→ **What you will do**:
No pictures go into the copy. Write out exactly the lines below from the one containing "Recreate this image" through the one containing "(title) at (43,53)".

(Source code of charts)
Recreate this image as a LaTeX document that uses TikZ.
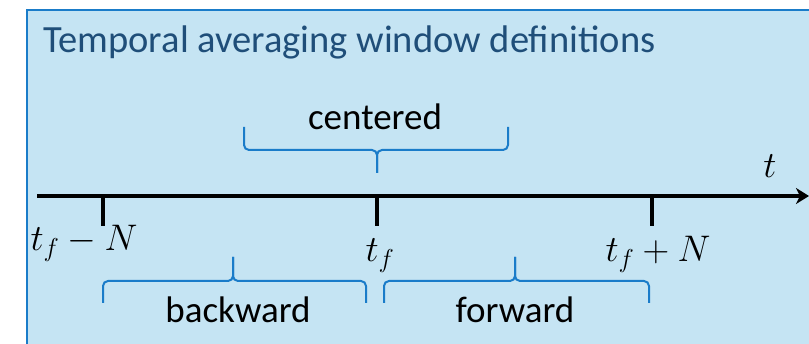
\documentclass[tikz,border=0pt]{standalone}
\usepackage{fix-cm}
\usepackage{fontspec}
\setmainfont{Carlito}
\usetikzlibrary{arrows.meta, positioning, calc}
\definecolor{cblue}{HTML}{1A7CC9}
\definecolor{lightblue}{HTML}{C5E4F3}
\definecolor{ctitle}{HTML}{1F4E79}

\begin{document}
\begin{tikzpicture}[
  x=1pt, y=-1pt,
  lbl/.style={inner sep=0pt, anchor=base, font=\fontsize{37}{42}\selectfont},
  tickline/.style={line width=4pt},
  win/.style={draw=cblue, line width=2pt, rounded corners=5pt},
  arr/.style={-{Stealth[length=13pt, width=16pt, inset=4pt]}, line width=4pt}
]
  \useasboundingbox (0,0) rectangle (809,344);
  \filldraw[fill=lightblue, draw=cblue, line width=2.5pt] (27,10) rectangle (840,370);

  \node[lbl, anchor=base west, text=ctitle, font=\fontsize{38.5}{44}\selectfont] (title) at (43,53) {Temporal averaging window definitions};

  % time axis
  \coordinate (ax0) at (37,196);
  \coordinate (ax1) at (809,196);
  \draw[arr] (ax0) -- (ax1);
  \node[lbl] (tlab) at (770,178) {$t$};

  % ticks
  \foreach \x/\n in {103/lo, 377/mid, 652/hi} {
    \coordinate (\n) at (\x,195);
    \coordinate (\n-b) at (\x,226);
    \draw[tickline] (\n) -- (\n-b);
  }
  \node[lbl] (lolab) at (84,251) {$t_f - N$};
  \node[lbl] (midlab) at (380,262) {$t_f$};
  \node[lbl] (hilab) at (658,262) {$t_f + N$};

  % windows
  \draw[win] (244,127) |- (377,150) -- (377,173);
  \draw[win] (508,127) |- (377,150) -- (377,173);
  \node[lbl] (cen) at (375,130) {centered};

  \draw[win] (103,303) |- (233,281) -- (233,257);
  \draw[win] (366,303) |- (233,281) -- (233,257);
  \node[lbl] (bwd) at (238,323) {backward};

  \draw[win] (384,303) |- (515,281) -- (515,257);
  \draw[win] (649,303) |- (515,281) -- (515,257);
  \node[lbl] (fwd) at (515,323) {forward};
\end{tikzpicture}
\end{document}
--
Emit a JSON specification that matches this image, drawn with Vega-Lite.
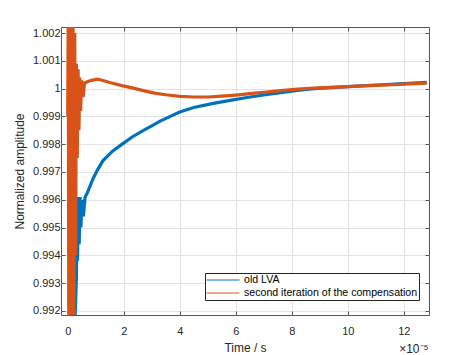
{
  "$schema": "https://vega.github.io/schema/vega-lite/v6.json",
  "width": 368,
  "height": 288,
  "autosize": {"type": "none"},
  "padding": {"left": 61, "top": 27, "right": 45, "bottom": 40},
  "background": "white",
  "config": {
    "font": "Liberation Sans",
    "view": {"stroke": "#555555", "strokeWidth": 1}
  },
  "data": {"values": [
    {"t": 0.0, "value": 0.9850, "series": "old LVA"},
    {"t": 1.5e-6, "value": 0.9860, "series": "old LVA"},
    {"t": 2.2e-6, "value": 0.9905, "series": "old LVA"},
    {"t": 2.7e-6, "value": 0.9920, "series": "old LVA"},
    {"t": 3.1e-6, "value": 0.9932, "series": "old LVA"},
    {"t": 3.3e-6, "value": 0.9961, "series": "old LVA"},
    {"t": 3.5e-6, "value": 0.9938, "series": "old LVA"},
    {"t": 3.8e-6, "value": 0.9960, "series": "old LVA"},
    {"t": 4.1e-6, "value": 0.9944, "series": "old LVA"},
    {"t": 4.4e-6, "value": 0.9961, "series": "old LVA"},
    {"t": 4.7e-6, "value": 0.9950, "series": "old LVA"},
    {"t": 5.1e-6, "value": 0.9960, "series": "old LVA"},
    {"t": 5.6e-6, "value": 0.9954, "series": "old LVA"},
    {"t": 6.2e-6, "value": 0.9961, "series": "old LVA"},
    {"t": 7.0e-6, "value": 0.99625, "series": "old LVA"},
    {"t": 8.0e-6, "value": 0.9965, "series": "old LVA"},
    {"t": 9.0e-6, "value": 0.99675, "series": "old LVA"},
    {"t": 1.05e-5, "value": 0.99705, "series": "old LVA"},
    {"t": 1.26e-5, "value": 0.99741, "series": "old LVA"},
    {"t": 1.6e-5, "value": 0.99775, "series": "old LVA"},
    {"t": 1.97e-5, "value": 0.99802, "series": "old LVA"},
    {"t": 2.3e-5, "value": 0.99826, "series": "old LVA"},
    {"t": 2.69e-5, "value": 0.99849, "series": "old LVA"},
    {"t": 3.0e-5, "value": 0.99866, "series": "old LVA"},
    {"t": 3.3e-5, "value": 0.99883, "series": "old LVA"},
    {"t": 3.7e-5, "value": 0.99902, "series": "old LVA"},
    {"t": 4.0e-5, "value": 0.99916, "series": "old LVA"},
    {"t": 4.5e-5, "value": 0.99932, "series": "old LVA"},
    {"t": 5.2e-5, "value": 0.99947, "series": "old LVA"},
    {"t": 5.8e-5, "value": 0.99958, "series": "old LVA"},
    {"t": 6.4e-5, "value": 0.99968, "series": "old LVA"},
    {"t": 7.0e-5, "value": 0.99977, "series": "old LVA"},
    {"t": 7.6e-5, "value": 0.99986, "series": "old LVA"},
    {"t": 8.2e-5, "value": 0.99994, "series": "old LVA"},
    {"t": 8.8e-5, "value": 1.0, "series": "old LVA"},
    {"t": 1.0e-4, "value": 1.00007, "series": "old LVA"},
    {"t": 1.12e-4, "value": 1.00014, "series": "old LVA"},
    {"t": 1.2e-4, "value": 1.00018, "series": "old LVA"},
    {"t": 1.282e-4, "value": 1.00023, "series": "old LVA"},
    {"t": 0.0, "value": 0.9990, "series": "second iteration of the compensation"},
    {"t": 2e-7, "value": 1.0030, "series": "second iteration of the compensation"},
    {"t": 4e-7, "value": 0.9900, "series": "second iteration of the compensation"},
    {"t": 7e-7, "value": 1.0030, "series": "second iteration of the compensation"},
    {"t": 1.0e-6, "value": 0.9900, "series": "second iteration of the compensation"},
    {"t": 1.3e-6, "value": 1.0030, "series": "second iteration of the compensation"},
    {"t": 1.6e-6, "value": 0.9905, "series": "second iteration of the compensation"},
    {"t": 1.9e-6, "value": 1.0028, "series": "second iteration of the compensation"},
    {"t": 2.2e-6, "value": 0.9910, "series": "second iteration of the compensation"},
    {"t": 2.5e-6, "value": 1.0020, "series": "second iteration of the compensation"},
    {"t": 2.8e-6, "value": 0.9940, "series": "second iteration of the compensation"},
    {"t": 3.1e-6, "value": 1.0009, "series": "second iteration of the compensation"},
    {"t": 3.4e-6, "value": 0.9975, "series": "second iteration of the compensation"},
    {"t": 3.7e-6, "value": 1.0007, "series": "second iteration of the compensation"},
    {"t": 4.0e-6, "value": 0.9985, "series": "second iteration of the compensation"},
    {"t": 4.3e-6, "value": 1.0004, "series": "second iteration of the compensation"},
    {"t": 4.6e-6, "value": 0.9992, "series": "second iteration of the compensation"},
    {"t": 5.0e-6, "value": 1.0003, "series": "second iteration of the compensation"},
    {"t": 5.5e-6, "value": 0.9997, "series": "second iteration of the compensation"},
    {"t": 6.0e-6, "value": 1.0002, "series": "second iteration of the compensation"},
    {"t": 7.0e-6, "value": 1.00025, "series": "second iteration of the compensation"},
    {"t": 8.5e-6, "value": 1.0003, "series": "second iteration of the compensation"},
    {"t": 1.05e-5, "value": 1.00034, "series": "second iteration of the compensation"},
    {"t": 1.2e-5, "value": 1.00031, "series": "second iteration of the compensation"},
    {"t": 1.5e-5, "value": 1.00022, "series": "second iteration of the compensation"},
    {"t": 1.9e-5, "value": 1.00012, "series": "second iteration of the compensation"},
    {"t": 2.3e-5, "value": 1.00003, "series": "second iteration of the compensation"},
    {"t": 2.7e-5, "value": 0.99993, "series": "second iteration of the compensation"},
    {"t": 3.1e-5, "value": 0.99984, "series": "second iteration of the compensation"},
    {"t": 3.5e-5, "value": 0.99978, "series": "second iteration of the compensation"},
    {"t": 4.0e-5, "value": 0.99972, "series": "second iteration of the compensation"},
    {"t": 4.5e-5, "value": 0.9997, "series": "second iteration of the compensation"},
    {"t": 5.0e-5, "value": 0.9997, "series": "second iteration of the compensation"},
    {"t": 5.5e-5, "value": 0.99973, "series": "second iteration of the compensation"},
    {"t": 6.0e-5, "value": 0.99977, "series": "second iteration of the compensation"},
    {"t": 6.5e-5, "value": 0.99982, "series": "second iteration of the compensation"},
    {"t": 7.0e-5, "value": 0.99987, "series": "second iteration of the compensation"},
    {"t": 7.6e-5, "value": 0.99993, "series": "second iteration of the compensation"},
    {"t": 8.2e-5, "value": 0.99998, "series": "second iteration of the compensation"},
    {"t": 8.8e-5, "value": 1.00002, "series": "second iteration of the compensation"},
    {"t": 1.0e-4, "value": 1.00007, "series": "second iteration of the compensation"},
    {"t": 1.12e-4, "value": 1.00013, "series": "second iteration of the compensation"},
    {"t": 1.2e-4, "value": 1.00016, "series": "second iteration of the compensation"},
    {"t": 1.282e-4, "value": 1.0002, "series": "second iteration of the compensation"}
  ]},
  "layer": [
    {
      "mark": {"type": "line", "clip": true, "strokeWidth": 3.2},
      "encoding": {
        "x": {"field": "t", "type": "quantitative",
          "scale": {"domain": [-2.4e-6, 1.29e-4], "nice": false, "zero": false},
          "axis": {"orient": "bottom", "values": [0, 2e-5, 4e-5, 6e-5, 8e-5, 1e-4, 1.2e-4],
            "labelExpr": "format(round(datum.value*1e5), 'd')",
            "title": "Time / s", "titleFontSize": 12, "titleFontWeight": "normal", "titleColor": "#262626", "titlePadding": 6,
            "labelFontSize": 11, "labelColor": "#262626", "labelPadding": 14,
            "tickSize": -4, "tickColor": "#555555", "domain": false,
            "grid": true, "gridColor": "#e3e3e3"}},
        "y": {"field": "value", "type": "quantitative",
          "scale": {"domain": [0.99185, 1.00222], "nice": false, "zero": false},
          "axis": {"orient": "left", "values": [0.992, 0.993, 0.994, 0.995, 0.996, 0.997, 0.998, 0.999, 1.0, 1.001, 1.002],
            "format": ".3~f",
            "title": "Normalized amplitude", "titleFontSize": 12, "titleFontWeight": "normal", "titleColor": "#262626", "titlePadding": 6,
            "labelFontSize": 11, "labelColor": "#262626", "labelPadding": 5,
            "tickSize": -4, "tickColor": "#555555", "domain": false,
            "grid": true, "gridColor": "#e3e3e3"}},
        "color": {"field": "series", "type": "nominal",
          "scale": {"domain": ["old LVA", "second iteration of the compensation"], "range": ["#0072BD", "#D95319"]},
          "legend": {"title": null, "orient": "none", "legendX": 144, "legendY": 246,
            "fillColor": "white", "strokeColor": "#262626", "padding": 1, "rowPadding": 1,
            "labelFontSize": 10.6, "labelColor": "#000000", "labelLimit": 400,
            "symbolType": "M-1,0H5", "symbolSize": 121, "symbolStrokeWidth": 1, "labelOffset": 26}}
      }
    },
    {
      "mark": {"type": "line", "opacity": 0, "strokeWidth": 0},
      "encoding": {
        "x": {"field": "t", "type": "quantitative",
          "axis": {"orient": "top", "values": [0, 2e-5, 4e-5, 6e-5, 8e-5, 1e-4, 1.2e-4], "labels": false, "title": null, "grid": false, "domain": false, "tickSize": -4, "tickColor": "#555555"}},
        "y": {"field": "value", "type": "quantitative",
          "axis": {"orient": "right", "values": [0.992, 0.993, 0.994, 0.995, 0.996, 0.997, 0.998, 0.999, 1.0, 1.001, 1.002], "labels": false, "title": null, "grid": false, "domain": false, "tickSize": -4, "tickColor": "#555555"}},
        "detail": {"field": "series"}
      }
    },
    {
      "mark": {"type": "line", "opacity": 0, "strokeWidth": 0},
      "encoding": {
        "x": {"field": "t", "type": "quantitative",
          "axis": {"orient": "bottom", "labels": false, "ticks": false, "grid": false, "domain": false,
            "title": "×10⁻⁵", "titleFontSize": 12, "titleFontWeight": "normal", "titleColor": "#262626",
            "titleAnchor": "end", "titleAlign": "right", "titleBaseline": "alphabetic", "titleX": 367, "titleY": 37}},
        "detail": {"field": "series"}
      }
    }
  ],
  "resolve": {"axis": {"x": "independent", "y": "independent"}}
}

→ **Correct result**:
Recreate this image as a LaTeX document that uses TikZ.
\documentclass[tikz,border=0pt]{standalone}
\usepackage{fix-cm}
\usepackage{fontspec}
\setmainfont{Carlito}
\usetikzlibrary{arrows.meta, positioning, calc}
\definecolor{cblue}{HTML}{1A7CC9}
\definecolor{lightblue}{HTML}{C5E4F3}
\definecolor{ctitle}{HTML}{1F4E79}

\begin{document}
\begin{tikzpicture}[
  x=1pt, y=-1pt,
  lbl/.style={inner sep=0pt, anchor=base, font=\fontsize{37}{42}\selectfont},
  tickline/.style={line width=4pt},
  win/.style={draw=cblue, line width=2pt, rounded corners=5pt},
  arr/.style={-{Stealth[length=13pt, width=16pt, inset=4pt]}, line width=4pt}
]
  \useasboundingbox (0,0) rectangle (809,344);
  \filldraw[fill=lightblue, draw=cblue, line width=2.5pt] (27,10) rectangle (840,370);

  \node[lbl, anchor=base west, text=ctitle, font=\fontsize{38.5}{44}\selectfont] (title) at (43,53) {Temporal averaging window definitions};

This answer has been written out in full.